Advanced Considerations
Beyond the simplified sinusoidal model, professionals sometimes employ harmonic analysis with dozens of constituents. Tools such as T_Tide or the XTide libraries analyze months of water level data to derive site-specific constituent amplitudes and phases. Feeding these into a more complex model yields sub-minute accuracy. However, the process demands substantial computation and high-quality historical data. The practical workflow presented here blends enough rigor with accessibility, ensuring paddlers, charter captains, and municipal planners alike can identify tide changes with confidence.
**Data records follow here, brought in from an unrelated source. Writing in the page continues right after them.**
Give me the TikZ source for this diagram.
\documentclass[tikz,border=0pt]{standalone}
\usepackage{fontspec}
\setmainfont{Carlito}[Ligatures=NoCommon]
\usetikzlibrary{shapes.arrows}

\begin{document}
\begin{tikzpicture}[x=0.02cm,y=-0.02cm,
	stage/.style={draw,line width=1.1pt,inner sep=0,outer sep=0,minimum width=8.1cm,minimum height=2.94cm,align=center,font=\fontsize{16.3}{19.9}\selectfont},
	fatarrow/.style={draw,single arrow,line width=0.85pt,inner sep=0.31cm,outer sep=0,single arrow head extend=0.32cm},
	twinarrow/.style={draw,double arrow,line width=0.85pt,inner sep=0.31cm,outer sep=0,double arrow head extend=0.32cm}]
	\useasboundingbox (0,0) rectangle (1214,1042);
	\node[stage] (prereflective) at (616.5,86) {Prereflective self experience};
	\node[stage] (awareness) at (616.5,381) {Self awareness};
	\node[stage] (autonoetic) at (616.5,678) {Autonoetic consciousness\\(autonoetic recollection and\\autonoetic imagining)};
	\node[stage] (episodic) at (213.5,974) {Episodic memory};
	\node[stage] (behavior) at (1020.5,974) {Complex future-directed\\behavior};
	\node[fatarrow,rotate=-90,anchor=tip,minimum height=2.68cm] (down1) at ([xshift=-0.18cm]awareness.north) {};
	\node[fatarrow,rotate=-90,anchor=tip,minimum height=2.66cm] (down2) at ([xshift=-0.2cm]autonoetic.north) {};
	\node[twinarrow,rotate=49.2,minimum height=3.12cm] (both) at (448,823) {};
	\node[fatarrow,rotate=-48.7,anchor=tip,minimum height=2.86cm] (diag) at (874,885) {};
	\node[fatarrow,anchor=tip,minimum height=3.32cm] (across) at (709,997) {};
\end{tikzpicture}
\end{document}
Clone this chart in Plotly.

Another advanced tactic involves coupling tide predictions with hydrodynamic models that simulate current profiles in channels and estuaries. For example, the Army Corps of Engineers’ ERDC frequently runs ADCIRC models to forecast storm tides. These models output volumetric flow and can highlight when the net transport reverses—a direct indicator of the tide turning. Although not always necessary for routine planning, they prove invaluable during extreme weather or for mission-critical engineering tasks.
Conclusion
To master tide-change calculations, you must blend a clear understanding of astronomical cycles with a disciplined approach to local adjustments and validation. Start with an accurate reference high tide, choose the appropriate tidal regime, and project forward using the average period. Apply offsets for wind, pressure, and river inputs, then visualize the result to ensure it makes physical sense. Continually compare with observed data and refine your rules of thumb. Within a few iterations, you will consistently estimate tide changes to within a narrow window, empowering safer navigation, efficient construction planning, and productive fishing or recreation sessions.